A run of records
-- -- --
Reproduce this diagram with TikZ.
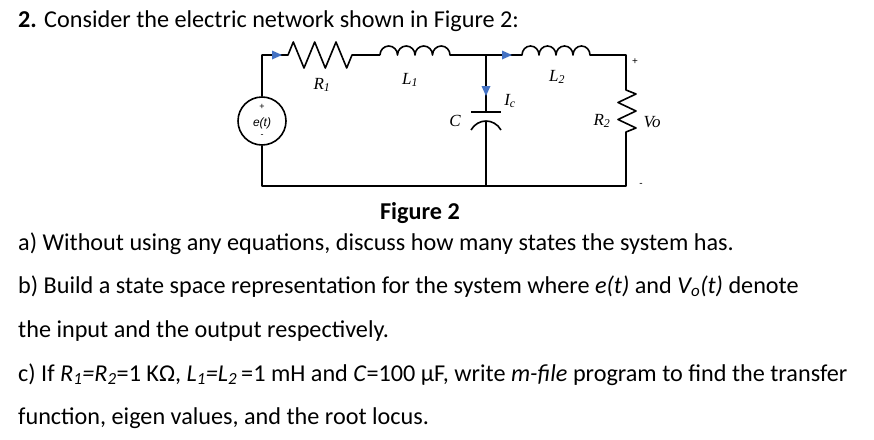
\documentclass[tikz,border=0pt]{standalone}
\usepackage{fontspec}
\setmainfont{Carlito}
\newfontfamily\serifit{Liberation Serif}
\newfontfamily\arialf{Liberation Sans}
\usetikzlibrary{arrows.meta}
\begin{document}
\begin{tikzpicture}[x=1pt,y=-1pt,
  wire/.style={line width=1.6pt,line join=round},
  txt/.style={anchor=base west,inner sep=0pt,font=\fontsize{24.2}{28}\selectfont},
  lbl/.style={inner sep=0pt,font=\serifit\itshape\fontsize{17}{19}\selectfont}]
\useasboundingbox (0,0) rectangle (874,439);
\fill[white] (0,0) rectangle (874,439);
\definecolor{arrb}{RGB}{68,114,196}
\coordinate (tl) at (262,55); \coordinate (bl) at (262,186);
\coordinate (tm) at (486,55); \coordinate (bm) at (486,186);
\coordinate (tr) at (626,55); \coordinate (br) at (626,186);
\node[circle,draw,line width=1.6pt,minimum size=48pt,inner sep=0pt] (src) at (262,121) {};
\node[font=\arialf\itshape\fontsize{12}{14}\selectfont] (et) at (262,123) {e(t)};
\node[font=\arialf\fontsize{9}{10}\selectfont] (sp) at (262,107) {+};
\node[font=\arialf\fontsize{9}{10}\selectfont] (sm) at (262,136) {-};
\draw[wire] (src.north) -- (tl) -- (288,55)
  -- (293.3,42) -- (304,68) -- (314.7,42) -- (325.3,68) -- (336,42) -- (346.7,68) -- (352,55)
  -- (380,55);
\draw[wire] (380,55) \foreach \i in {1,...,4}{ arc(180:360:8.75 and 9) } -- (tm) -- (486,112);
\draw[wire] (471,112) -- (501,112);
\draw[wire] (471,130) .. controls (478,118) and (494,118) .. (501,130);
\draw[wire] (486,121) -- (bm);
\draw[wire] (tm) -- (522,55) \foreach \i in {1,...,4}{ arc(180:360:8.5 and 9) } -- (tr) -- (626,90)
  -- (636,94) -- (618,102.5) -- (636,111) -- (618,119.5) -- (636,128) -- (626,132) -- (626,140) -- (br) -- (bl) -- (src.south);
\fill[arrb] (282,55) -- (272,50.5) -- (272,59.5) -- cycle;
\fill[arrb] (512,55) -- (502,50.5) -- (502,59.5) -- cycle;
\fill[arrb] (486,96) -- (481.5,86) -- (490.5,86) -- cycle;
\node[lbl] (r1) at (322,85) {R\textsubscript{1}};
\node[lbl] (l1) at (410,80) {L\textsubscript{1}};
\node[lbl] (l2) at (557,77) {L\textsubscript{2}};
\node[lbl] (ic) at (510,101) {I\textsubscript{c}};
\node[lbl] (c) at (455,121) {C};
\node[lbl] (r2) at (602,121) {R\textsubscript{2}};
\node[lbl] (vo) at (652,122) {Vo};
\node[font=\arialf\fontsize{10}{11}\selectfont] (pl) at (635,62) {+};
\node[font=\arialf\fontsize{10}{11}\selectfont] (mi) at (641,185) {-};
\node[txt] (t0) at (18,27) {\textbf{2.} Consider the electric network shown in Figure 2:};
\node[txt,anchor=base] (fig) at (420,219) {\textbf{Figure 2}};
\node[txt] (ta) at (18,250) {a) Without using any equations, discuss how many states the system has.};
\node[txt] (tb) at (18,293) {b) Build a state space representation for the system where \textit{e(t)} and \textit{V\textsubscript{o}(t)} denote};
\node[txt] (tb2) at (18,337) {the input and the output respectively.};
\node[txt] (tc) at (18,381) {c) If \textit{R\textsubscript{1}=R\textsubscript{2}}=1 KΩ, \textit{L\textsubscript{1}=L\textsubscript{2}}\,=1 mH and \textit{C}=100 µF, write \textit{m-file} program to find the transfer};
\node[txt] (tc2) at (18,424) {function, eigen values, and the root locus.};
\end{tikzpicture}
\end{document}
-- -- --
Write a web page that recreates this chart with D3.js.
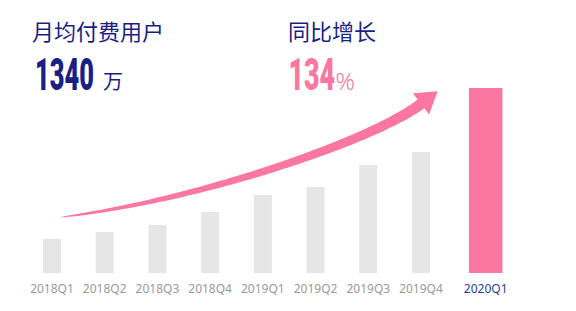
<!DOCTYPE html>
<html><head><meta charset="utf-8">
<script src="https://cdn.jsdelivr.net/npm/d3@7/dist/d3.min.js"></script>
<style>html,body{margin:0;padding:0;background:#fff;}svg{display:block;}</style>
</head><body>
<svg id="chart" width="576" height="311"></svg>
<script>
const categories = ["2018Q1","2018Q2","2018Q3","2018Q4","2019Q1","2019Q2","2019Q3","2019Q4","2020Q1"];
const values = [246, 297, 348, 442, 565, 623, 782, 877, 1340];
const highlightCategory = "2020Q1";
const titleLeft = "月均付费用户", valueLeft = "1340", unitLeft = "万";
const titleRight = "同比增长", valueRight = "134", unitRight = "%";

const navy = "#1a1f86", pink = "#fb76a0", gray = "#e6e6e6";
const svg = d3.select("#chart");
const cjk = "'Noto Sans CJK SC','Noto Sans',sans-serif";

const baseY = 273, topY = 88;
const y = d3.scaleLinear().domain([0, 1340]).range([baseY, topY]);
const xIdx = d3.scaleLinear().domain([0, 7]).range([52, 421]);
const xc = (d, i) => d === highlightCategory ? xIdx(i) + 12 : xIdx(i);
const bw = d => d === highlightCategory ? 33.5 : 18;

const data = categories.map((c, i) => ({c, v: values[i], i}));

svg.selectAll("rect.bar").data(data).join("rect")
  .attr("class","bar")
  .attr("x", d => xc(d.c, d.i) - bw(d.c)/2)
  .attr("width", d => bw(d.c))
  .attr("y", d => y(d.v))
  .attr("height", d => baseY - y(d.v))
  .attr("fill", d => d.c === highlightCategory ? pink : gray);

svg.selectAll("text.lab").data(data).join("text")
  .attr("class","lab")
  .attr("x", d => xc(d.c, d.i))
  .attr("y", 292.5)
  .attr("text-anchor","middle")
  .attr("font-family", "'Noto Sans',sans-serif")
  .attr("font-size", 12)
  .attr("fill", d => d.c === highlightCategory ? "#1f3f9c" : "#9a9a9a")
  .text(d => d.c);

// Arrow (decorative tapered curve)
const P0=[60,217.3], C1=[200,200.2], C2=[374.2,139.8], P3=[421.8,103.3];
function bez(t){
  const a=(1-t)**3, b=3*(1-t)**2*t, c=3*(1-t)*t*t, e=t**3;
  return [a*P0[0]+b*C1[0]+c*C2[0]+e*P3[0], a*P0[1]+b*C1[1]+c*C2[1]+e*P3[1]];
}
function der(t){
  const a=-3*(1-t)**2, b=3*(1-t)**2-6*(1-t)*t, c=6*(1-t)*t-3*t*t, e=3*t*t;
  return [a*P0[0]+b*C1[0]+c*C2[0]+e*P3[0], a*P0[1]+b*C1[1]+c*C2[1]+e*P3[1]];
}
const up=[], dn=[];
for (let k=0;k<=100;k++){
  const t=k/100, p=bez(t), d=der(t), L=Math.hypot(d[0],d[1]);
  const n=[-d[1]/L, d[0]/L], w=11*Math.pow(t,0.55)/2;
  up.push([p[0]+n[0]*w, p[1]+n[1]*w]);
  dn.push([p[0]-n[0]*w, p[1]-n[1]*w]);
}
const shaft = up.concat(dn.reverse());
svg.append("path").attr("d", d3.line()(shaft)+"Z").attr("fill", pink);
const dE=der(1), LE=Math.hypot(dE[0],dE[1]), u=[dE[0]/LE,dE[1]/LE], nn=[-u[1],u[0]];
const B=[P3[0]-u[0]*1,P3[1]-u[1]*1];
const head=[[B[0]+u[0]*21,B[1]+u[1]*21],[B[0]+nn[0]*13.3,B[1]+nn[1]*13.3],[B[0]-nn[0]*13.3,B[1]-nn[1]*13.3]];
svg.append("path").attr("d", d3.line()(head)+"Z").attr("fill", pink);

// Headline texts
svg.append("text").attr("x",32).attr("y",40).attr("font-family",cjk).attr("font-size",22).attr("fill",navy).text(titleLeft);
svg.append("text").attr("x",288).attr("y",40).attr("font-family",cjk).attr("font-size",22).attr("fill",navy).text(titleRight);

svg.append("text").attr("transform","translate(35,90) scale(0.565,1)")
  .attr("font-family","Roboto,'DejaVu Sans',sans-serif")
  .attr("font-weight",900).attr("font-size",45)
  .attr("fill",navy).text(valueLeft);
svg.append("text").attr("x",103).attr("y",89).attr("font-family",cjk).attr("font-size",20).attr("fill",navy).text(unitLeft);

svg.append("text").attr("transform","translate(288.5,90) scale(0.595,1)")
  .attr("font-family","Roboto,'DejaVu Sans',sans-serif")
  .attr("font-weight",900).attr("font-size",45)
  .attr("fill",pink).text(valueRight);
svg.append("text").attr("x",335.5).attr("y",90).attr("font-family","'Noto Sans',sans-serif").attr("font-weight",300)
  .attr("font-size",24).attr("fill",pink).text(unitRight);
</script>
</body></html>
-- -- --
* [Requirement] From the records above, extract the lines from the one holding "Write a web" through the one holding "Sans CJK SC','Noto", word for word; omit the pictures.

* [Full solution]
Write a web page that recreates this chart with D3.js.
<!DOCTYPE html>
<html><head><meta charset="utf-8">
<script src="https://cdn.jsdelivr.net/npm/d3@7/dist/d3.min.js"></script>
<style>html,body{margin:0;padding:0;background:#fff;}svg{display:block;}</style>
</head><body>
<svg id="chart" width="576" height="311"></svg>
<script>
const categories = ["2018Q1","2018Q2","2018Q3","2018Q4","2019Q1","2019Q2","2019Q3","2019Q4","2020Q1"];
const values = [246, 297, 348, 442, 565, 623, 782, 877, 1340];
const highlightCategory = "2020Q1";
const titleLeft = "月均付费用户", valueLeft = "1340", unitLeft = "万";
const titleRight = "同比增长", valueRight = "134", unitRight = "%";

const navy = "#1a1f86", pink = "#fb76a0", gray = "#e6e6e6";
const svg = d3.select("#chart");
const cjk = "'Noto Sans CJK SC','Noto Sans',sans-serif";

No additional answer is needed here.